## START DATA TO USE

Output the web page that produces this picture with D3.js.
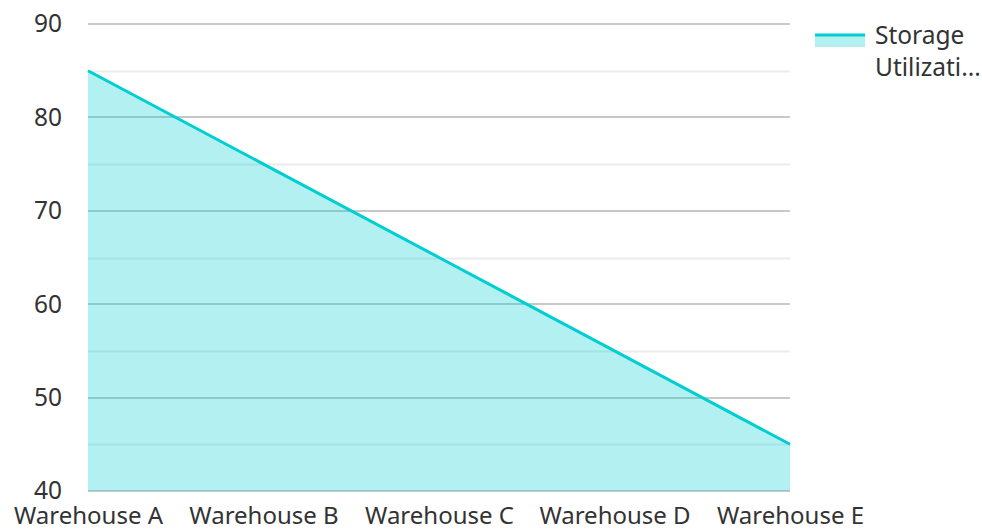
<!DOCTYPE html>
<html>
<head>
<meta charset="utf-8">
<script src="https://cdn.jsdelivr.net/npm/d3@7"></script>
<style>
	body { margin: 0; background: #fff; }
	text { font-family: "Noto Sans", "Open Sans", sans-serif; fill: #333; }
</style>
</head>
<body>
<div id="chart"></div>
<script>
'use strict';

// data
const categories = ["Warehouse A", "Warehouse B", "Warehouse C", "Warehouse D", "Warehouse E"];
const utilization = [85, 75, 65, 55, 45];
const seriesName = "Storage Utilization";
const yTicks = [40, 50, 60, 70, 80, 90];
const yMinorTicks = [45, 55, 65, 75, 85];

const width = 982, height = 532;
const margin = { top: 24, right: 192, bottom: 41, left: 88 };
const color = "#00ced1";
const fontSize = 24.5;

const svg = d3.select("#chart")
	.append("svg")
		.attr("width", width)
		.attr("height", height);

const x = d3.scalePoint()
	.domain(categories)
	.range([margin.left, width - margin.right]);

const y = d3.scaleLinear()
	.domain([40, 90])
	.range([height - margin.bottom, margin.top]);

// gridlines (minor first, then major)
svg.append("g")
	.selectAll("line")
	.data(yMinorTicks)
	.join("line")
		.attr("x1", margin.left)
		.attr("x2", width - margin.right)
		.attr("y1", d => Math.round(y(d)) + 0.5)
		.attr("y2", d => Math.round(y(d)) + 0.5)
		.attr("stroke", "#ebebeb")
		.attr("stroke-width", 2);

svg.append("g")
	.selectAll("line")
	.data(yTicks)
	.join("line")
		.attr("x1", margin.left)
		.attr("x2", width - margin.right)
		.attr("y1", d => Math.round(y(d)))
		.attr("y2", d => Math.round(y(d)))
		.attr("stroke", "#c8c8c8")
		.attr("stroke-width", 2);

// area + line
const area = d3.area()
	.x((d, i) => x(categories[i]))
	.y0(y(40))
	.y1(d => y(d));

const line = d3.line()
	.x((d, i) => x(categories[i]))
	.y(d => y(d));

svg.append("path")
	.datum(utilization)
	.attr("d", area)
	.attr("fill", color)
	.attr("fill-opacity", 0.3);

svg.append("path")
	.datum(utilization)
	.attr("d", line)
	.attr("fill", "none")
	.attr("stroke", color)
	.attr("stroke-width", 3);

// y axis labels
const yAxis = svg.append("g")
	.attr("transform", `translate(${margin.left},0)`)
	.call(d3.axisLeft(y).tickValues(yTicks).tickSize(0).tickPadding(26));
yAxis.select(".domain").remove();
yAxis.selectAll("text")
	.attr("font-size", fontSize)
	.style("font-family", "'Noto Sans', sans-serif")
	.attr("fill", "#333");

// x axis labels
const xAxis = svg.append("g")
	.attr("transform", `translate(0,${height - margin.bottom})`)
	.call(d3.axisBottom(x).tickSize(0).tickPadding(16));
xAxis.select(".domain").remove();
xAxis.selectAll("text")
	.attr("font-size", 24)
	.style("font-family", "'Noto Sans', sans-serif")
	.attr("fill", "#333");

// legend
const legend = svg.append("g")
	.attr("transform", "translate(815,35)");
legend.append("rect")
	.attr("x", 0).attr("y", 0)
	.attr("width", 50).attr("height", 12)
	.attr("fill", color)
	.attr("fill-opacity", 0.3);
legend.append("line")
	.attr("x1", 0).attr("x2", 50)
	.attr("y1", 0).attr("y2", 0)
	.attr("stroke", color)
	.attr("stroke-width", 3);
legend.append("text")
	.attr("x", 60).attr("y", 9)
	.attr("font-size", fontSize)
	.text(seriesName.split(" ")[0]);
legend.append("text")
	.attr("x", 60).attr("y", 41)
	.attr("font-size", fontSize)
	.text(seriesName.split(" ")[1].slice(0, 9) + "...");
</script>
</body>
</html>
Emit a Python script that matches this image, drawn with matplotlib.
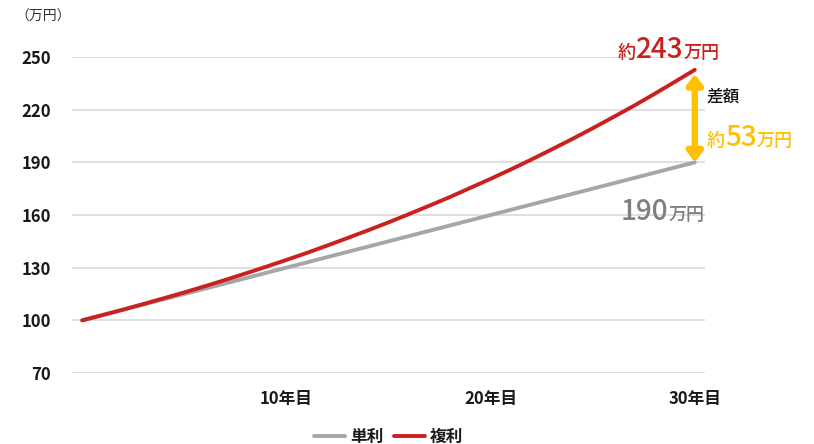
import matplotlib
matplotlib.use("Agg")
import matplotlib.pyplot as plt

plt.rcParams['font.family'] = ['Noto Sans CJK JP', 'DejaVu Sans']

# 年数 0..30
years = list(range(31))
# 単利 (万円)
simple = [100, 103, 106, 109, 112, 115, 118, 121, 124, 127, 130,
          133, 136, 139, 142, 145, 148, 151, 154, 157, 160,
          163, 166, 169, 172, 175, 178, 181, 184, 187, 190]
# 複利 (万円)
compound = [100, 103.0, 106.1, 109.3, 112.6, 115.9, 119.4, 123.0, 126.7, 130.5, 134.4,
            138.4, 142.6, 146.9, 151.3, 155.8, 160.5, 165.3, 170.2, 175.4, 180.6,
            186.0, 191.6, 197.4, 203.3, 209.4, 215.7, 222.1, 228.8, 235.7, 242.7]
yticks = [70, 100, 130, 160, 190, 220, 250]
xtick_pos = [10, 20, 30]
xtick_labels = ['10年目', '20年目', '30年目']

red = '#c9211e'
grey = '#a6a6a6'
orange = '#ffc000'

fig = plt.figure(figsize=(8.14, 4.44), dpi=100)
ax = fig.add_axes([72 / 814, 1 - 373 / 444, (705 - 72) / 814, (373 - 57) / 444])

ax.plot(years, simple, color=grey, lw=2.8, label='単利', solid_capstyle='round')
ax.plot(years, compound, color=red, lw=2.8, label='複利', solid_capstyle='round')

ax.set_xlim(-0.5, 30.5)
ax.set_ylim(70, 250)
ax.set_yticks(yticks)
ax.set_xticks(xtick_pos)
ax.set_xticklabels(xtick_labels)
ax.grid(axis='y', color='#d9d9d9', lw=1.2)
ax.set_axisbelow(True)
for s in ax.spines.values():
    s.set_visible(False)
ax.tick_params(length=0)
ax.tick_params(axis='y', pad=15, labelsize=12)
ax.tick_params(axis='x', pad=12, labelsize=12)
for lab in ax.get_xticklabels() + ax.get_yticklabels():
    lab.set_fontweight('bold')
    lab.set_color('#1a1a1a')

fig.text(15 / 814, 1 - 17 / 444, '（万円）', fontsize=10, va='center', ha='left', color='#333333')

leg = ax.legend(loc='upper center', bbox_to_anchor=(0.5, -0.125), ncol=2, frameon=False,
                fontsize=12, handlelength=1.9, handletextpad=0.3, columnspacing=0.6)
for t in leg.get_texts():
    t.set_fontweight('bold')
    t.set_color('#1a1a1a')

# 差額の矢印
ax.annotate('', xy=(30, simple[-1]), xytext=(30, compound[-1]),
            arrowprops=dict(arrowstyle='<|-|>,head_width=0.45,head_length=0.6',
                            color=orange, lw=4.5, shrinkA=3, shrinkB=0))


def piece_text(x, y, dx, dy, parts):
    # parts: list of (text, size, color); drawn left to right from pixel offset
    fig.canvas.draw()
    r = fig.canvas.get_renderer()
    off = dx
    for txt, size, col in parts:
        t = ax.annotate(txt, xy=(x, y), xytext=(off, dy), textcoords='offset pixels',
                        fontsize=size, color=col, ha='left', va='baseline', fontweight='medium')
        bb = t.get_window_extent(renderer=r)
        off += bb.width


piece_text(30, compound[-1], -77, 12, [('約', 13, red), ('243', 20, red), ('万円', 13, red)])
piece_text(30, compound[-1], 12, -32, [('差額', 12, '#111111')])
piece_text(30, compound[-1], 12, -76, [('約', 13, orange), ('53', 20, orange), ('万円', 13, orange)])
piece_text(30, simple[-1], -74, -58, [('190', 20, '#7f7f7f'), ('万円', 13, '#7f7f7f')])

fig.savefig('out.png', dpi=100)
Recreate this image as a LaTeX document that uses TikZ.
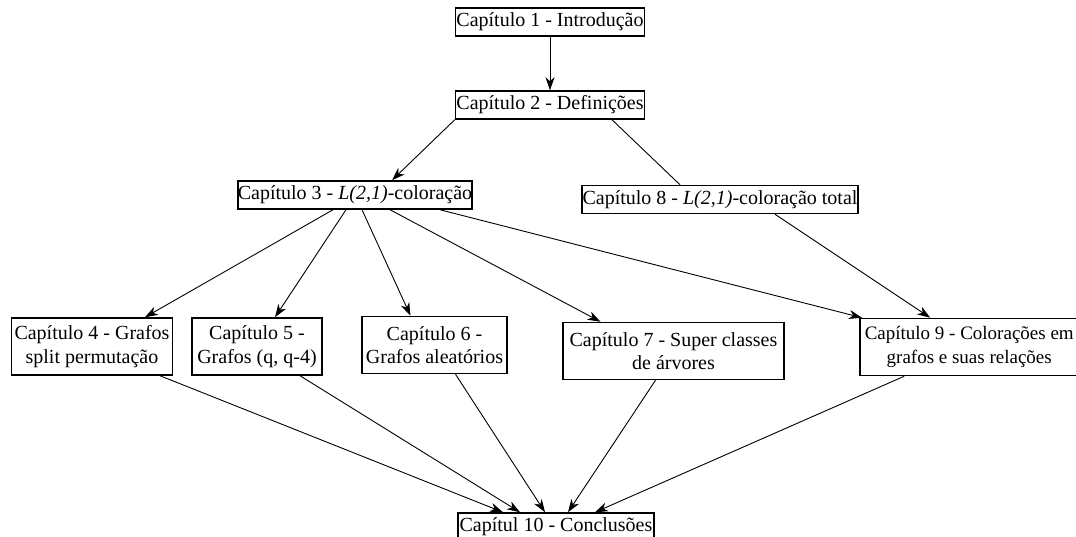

## END DATA TO USE

• **WORK TO DO**
Your task is to transcribe all of the records precisely, with no images included.

• **RESULT**
Output the web page that produces this picture with D3.js.
<!DOCTYPE html>
<html>
<head>
<meta charset="utf-8">
<script src="https://cdn.jsdelivr.net/npm/d3@7"></script>
<style>
	body { margin: 0; background: #fff; }
	text { font-family: "Noto Sans", "Open Sans", sans-serif; fill: #333; }
</style>
</head>
<body>
<div id="chart"></div>
<script>
'use strict';

// data
const categories = ["Warehouse A", "Warehouse B", "Warehouse C", "Warehouse D", "Warehouse E"];
const utilization = [85, 75, 65, 55, 45];
const seriesName = "Storage Utilization";
const yTicks = [40, 50, 60, 70, 80, 90];
const yMinorTicks = [45, 55, 65, 75, 85];

const width = 982, height = 532;
const margin = { top: 24, right: 192, bottom: 41, left: 88 };
const color = "#00ced1";
const fontSize = 24.5;

const svg = d3.select("#chart")
	.append("svg")
		.attr("width", width)
		.attr("height", height);

const x = d3.scalePoint()
	.domain(categories)
	.range([margin.left, width - margin.right]);

const y = d3.scaleLinear()
	.domain([40, 90])
	.range([height - margin.bottom, margin.top]);

// gridlines (minor first, then major)
svg.append("g")
	.selectAll("line")
	.data(yMinorTicks)
	.join("line")
		.attr("x1", margin.left)
		.attr("x2", width - margin.right)
		.attr("y1", d => Math.round(y(d)) + 0.5)
		.attr("y2", d => Math.round(y(d)) + 0.5)
		.attr("stroke", "#ebebeb")
		.attr("stroke-width", 2);

svg.append("g")
	.selectAll("line")
	.data(yTicks)
	.join("line")
		.attr("x1", margin.left)
		.attr("x2", width - margin.right)
		.attr("y1", d => Math.round(y(d)))
		.attr("y2", d => Math.round(y(d)))
		.attr("stroke", "#c8c8c8")
		.attr("stroke-width", 2);

// area + line
const area = d3.area()
	.x((d, i) => x(categories[i]))
	.y0(y(40))
	.y1(d => y(d));

const line = d3.line()
	.x((d, i) => x(categories[i]))
	.y(d => y(d));

svg.append("path")
	.datum(utilization)
	.attr("d", area)
	.attr("fill", color)
	.attr("fill-opacity", 0.3);

svg.append("path")
	.datum(utilization)
	.attr("d", line)
	.attr("fill", "none")
	.attr("stroke", color)
	.attr("stroke-width", 3);

// y axis labels
const yAxis = svg.append("g")
	.attr("transform", `translate(${margin.left},0)`)
	.call(d3.axisLeft(y).tickValues(yTicks).tickSize(0).tickPadding(26));
yAxis.select(".domain").remove();
yAxis.selectAll("text")
	.attr("font-size", fontSize)
	.style("font-family", "'Noto Sans', sans-serif")
	.attr("fill", "#333");

// x axis labels
const xAxis = svg.append("g")
	.attr("transform", `translate(0,${height - margin.bottom})`)
	.call(d3.axisBottom(x).tickSize(0).tickPadding(16));
xAxis.select(".domain").remove();
xAxis.selectAll("text")
	.attr("font-size", 24)
	.style("font-family", "'Noto Sans', sans-serif")
	.attr("fill", "#333");

// legend
const legend = svg.append("g")
	.attr("transform", "translate(815,35)");
legend.append("rect")
	.attr("x", 0).attr("y", 0)
	.attr("width", 50).attr("height", 12)
	.attr("fill", color)
	.attr("fill-opacity", 0.3);
legend.append("line")
	.attr("x1", 0).attr("x2", 50)
	.attr("y1", 0).attr("y2", 0)
	.attr("stroke", color)
	.attr("stroke-width", 3);
legend.append("text")
	.attr("x", 60).attr("y", 9)
	.attr("font-size", fontSize)
	.text(seriesName.split(" ")[0]);
legend.append("text")
	.attr("x", 60).attr("y", 41)
	.attr("font-size", fontSize)
	.text(seriesName.split(" ")[1].slice(0, 9) + "...");
</script>
</body>
</html>
Emit a Python script that matches this image, drawn with matplotlib.
import matplotlib
matplotlib.use("Agg")
import matplotlib.pyplot as plt

plt.rcParams['font.family'] = ['Noto Sans CJK JP', 'DejaVu Sans']

# 年数 0..30
years = list(range(31))
# 単利 (万円)
simple = [100, 103, 106, 109, 112, 115, 118, 121, 124, 127, 130,
          133, 136, 139, 142, 145, 148, 151, 154, 157, 160,
          163, 166, 169, 172, 175, 178, 181, 184, 187, 190]
# 複利 (万円)
compound = [100, 103.0, 106.1, 109.3, 112.6, 115.9, 119.4, 123.0, 126.7, 130.5, 134.4,
            138.4, 142.6, 146.9, 151.3, 155.8, 160.5, 165.3, 170.2, 175.4, 180.6,
            186.0, 191.6, 197.4, 203.3, 209.4, 215.7, 222.1, 228.8, 235.7, 242.7]
yticks = [70, 100, 130, 160, 190, 220, 250]
xtick_pos = [10, 20, 30]
xtick_labels = ['10年目', '20年目', '30年目']

red = '#c9211e'
grey = '#a6a6a6'
orange = '#ffc000'

fig = plt.figure(figsize=(8.14, 4.44), dpi=100)
ax = fig.add_axes([72 / 814, 1 - 373 / 444, (705 - 72) / 814, (373 - 57) / 444])

ax.plot(years, simple, color=grey, lw=2.8, label='単利', solid_capstyle='round')
ax.plot(years, compound, color=red, lw=2.8, label='複利', solid_capstyle='round')

ax.set_xlim(-0.5, 30.5)
ax.set_ylim(70, 250)
ax.set_yticks(yticks)
ax.set_xticks(xtick_pos)
ax.set_xticklabels(xtick_labels)
ax.grid(axis='y', color='#d9d9d9', lw=1.2)
ax.set_axisbelow(True)
for s in ax.spines.values():
    s.set_visible(False)
ax.tick_params(length=0)
ax.tick_params(axis='y', pad=15, labelsize=12)
ax.tick_params(axis='x', pad=12, labelsize=12)
for lab in ax.get_xticklabels() + ax.get_yticklabels():
    lab.set_fontweight('bold')
    lab.set_color('#1a1a1a')

fig.text(15 / 814, 1 - 17 / 444, '（万円）', fontsize=10, va='center', ha='left', color='#333333')

leg = ax.legend(loc='upper center', bbox_to_anchor=(0.5, -0.125), ncol=2, frameon=False,
                fontsize=12, handlelength=1.9, handletextpad=0.3, columnspacing=0.6)
for t in leg.get_texts():
    t.set_fontweight('bold')
    t.set_color('#1a1a1a')

# 差額の矢印
ax.annotate('', xy=(30, simple[-1]), xytext=(30, compound[-1]),
            arrowprops=dict(arrowstyle='<|-|>,head_width=0.45,head_length=0.6',
                            color=orange, lw=4.5, shrinkA=3, shrinkB=0))


def piece_text(x, y, dx, dy, parts):
    # parts: list of (text, size, color); drawn left to right from pixel offset
    fig.canvas.draw()
    r = fig.canvas.get_renderer()
    off = dx
    for txt, size, col in parts:
        t = ax.annotate(txt, xy=(x, y), xytext=(off, dy), textcoords='offset pixels',
                        fontsize=size, color=col, ha='left', va='baseline', fontweight='medium')
        bb = t.get_window_extent(renderer=r)
        off += bb.width


piece_text(30, compound[-1], -77, 12, [('約', 13, red), ('243', 20, red), ('万円', 13, red)])
piece_text(30, compound[-1], 12, -32, [('差額', 12, '#111111')])
piece_text(30, compound[-1], 12, -76, [('約', 13, orange), ('53', 20, orange), ('万円', 13, orange)])
piece_text(30, simple[-1], -74, -58, [('190', 20, '#7f7f7f'), ('万円', 13, '#7f7f7f')])

fig.savefig('out.png', dpi=100)
Recreate this image as a LaTeX document that uses TikZ.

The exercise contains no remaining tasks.